Housing market forecasts from regional universities and policy institutes provide additional context. For example, land-grant universities often publish studies on regional appreciation trends, population growth, and supply constraints. Pairing those forecasts with the calculator ensures borrowers decide on mortgage terms that match how long they plan to hold the property.

Conclusion: Turning Data into Decisions

The Chase Mortgages calculator is more than an online form; it is a decision-making compass. By inputting accurate data, testing multiple scenarios, and layering in insights from credit reports, regulatory guidance, and market forecasts, borrowers transform complex mortgage math into actionable knowledge. It sharpens negotiation skills, highlights affordability boundaries, and protects long-term financial health.

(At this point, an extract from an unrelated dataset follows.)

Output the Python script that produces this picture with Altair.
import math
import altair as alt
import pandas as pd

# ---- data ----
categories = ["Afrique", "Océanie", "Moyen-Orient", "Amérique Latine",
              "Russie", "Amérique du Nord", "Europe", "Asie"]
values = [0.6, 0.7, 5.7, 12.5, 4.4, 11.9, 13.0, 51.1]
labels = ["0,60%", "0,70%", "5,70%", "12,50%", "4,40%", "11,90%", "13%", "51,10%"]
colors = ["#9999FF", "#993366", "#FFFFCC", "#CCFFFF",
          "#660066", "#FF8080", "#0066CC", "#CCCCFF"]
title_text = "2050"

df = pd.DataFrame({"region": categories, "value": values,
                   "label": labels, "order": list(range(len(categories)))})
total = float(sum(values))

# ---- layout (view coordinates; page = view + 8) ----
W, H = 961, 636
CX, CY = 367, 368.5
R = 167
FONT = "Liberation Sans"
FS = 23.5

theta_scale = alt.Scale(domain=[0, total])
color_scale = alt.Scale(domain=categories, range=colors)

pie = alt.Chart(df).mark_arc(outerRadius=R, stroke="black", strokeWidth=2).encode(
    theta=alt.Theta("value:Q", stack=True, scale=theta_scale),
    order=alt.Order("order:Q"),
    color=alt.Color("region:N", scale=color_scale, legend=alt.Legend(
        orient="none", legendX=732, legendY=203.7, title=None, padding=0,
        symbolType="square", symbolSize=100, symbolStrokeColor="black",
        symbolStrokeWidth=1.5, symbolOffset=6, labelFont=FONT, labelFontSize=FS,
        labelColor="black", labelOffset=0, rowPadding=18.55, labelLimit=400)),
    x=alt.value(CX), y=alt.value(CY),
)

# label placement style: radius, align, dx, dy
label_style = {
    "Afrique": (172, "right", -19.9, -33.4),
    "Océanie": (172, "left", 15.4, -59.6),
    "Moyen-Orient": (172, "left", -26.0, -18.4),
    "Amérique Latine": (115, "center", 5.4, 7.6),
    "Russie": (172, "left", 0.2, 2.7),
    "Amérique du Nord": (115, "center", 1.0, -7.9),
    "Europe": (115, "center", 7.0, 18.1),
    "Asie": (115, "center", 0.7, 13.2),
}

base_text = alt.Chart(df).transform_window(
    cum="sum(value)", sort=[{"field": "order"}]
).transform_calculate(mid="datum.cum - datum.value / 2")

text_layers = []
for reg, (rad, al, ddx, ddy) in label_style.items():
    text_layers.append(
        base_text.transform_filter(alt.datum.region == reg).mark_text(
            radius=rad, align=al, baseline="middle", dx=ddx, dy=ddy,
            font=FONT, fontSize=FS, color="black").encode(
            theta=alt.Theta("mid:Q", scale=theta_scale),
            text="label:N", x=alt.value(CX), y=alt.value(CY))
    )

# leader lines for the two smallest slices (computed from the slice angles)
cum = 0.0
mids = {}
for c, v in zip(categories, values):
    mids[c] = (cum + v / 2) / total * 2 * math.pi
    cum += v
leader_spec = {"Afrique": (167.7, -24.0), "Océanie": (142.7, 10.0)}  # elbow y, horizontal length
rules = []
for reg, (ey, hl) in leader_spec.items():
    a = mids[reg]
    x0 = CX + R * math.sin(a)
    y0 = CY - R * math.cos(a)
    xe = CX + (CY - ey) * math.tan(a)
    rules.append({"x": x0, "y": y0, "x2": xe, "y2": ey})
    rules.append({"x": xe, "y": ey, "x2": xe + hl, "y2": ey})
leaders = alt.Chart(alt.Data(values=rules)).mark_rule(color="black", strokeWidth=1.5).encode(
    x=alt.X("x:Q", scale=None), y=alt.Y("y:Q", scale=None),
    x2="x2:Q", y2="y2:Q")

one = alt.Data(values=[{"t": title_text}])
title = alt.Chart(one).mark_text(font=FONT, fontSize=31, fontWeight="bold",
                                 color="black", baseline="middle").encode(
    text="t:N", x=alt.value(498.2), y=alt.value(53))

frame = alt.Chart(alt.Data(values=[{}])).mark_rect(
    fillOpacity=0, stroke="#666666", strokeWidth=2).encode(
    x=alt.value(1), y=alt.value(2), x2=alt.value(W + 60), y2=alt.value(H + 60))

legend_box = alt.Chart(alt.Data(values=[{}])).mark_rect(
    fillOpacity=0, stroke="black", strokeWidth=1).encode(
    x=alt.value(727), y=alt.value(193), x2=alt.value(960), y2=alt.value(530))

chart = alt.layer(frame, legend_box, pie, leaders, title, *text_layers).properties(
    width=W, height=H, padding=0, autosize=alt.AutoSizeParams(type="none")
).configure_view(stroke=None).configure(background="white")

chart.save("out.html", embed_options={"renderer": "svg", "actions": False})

Whether you are a first-time buyer seeking predictability, an investor acquiring a second home, or a homeowner considering refinancing, mastering every input and output of this calculator ensures that your mortgage supports your broader wealth goals. Equip yourself with accurate numbers, revisit the calculator whenever life changes, and you will move through the mortgage process with confidence and clarity.